Fact sheet
12004 is a porphyritic olivine basalt with small olivine and pyroxene phenocrysts set in a fine-grained variolitic groundmass. It contains approximately equal amounts of larger clinopyroxene and olivine crystals, from 0.5 mm to several mm in size, which together compose about 40% of the rock. The groundmass (60%) consists chiefly of finer-grained plagioclase and pyroxene with pronounced variolitic textures. Ilmenite, chromite, troilite and metallic iron are the opaque phases.
The sample weighed 585 grams before analysis and has been dated at 2.94±0.11 billion years by one author and 3.29±0.11 billion years by another.

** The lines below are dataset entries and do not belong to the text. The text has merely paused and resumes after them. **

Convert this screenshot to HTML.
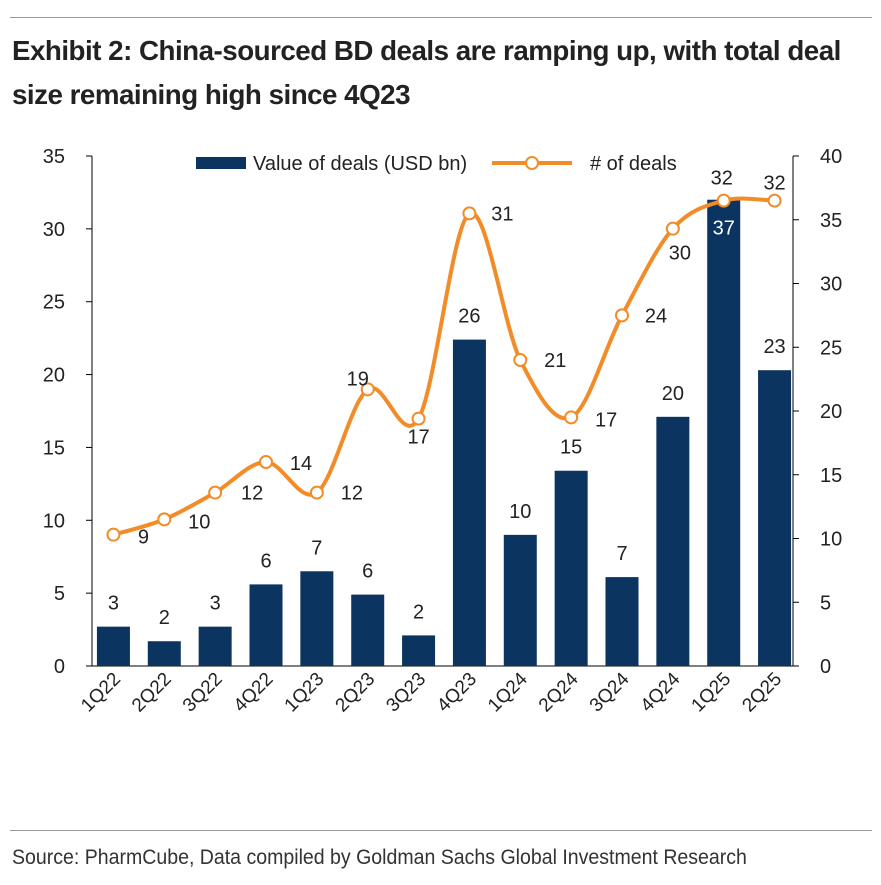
<!DOCTYPE html>
<html><head><meta charset="utf-8"><style>
body{margin:0;background:#fff;width:881px;height:885px;overflow:hidden;font-family:"Liberation Sans",sans-serif;}
#title{position:absolute;left:12px;top:29px;font-size:28px;font-weight:bold;line-height:44px;color:#222;letter-spacing:-0.5px;white-space:nowrap;transform:scaleX(0.99);transform-origin:left top}
.rule{position:absolute;left:10px;width:862px;height:1px;background:#999}
#src{position:absolute;left:12px;top:846px;font-size:21px;color:#333;transform:scaleX(0.93);transform-origin:left top;white-space:nowrap}
svg{position:absolute;left:0;top:0}
</style></head><body>
<div class="rule" style="top:17px"></div>
<div id="title">Exhibit 2: China-sourced BD deals are ramping up, with total deal<br>size remaining high since 4Q23</div>
<svg id="chart" width="881" height="885"></svg>
<div class="rule" style="top:830px"></div>
<div id="src">Source: PharmCube, Data compiled by Goldman Sachs Global Investment Research</div>
<script>
const categories=["1Q22","2Q22","3Q22","4Q22","1Q23","2Q23","3Q23","4Q23","1Q24","2Q24","3Q24","4Q24","1Q25","2Q25"];
const barValues=[2.7,1.7,2.7,5.6,6.5,4.9,2.1,22.4,9.0,13.4,6.1,17.1,32,20.3];
const barLabels=["3","2","3","6","7","6","2","26","10","15","7","20","37","23"];
const lineValues=[10.3,11.5,13.6,16.0,13.6,21.7,19.4,35.5,24.0,19.5,27.5,34.3,36.5,36.5];
const lineLabels=["9","10","12","14","12","19","17","31","21","17","24","30","32","32"];
const leftTicks=[0,5,10,15,20,25,30,35];
const rightTicks=[0,5,10,15,20,25,30,35,40];
const lblOff=[[30,2],[35,2],[37,0],[35,1],[35,0],[-10,-11],[0,18],[33,0],[35,0],[35,2],[34,0],[7,24],[-2,-23],[0,-18]];
const svg=document.getElementById('chart');const NS="http://www.w3.org/2000/svg";
const X0=88,X1=800,Y0=666,YT=156;
const step=(X1-X0)/categories.length;
const xc=i=>X0+step*(i+0.5);
const yL=v=>Y0-(Y0-YT)*v/35;
const yR=v=>Y0-(Y0-YT)*v/40;
function el(t,a,txt){const e=document.createElementNS(NS,t);for(const k in a)e.setAttribute(k,a[k]);if(txt!==undefined)e.textContent=txt;svg.appendChild(e);return e;}
let e;
e=el('line',{x1:92,y1:YT,x2:92,y2:Y0,stroke:'#000','stroke-width':1});


e=el('line',{x1:793,y1:YT,x2:793,y2:Y0,stroke:'#000','stroke-width':1});


e=el('line',{x1:92,y1:Y0,x2:793,y2:Y0,stroke:'#000','stroke-width':1});


leftTicks.forEach(v=>{
 el('line',{x1:86,y1:yL(v),x2:92,y2:yL(v),stroke:'#000'});
 e=el('text',{x:65,y:yL(v)+7,'text-anchor':'end','font-size':20,fill:'#222'},v);
 
 
});
rightTicks.forEach(v=>{
 el('line',{x1:793,y1:yR(v),x2:799,y2:yR(v),stroke:'#000'});
 e=el('text',{x:820,y:yR(v)+7,'text-anchor':'start','font-size':20,fill:'#222'},v);
 
 
});
categories.forEach((c,i)=>{
 const bw=33,y=yL(barValues[i]);
 e=el('rect',{x:xc(i)-bw/2,y:y,width:bw,height:Y0-y,fill:'#0b3460'});
 
 
 const inside=i===12;
 e=el('text',{x:xc(i),y:inside?y+35:y-17,'text-anchor':'middle','font-size':20,fill:inside?'#fff':'#222'},barLabels[i]);
 
 
 e=el('text',{x:xc(i)+8,y:Y0+14,'text-anchor':'end','font-size':19,fill:'#222',transform:`rotate(-45 ${xc(i)+8} ${Y0+14})`},c);
 
 
});
const pts=lineValues.map((v,i)=>[xc(i),yR(v)]);
let d=`M${pts[0][0]},${pts[0][1]}`;
for(let i=0;i<pts.length-1;i++){
 const p0=pts[Math.max(0,i-1)],p1=pts[i],p2=pts[i+1],p3=pts[Math.min(pts.length-1,i+2)];
 const c1=[p1[0]+(p2[0]-p0[0])/6,p1[1]+(p2[1]-p0[1])/6],c2=[p2[0]-(p3[0]-p1[0])/6,p2[1]-(p3[1]-p1[1])/6];
 d+=` C${c1[0]},${c1[1]} ${c2[0]},${c2[1]} ${p2[0]},${p2[1]}`;
}
e=el('path',{d:d,fill:'none',stroke:'#f28c28','stroke-width':4});


pts.forEach((p,i)=>{
 e=el('circle',{cx:p[0],cy:p[1],r:6,fill:'#fff',stroke:'#f28c28','stroke-width':2});
 
 
 e=el('text',{x:p[0]+lblOff[i][0],y:p[1]+lblOff[i][1]+7,'text-anchor':'middle','font-size':20,fill:'#222'},lineLabels[i]);
 
 
});
e=el('rect',{x:196,y:157,width:50,height:12,fill:'#0b3460'});


e=el('text',{x:253,y:170,'font-size':20,fill:'#222'},'Value of deals (USD bn)');


e=el('line',{x1:492,y1:163,x2:572,y2:163,stroke:'#f28c28','stroke-width':4});


e=el('circle',{cx:532,cy:163,r:6,fill:'#fff',stroke:'#f28c28','stroke-width':2});


e=el('text',{x:590,y:170,'font-size':20,fill:'#222'},'# of deals');


</script>
</body></html>
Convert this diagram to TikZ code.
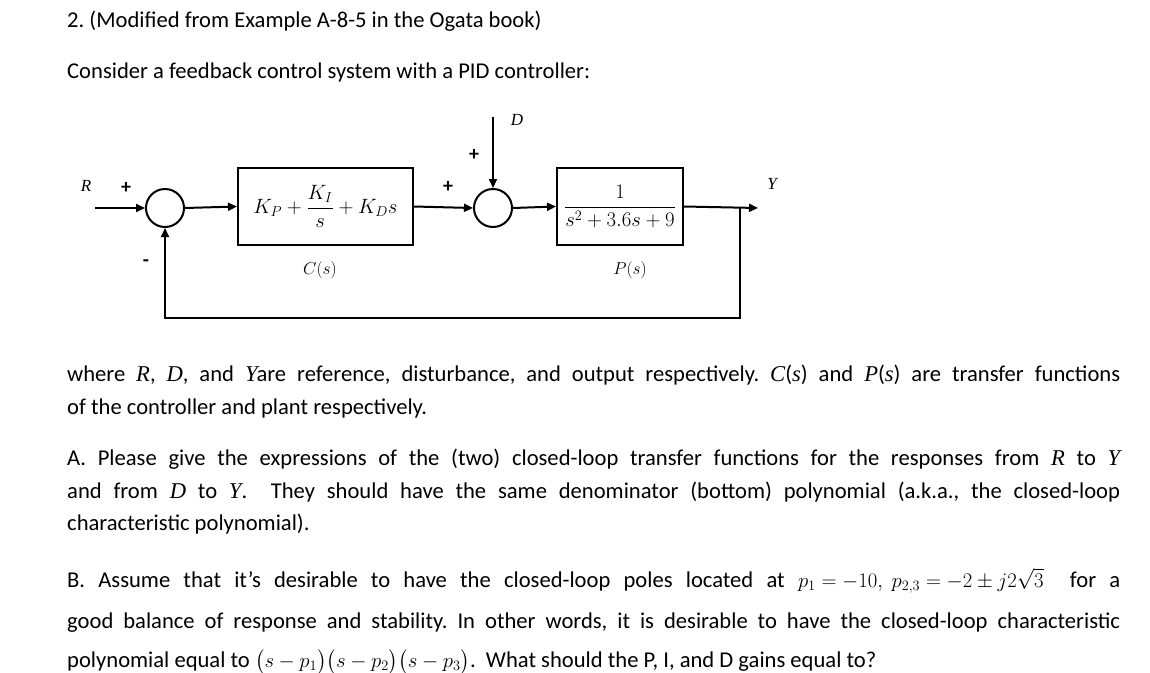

Further details of this and other Apollo samples are here: http://curator.jsc.nasa.gov/lunar/
Apollo 12 returned 34 kilograms of samples, including 45 rocks, samples of lunar 'soil', and several core tubes that included material from as much as 40 centimetres below the lunar surface.
Apollo 12 rocks were almost all basalts, with only two breccias in the returned samples. The basalts at the Apollo 12 site formed 3.1 to 3.3 billion years ago, roughly 500 million years later than the Apollo 11 basalts. Overall, there is much less of the element titanium in the Apollo 12 samples than in the Apollo 11 samples, which explains the more reddish colour of this region. The differences in age and chemical composition between the Apollo 11 and Apollo 12 samples demonstrate that mare volcanism did not occur as a single, Moon-wide melting event.
Apollo 12 was launched on 14 November 1969.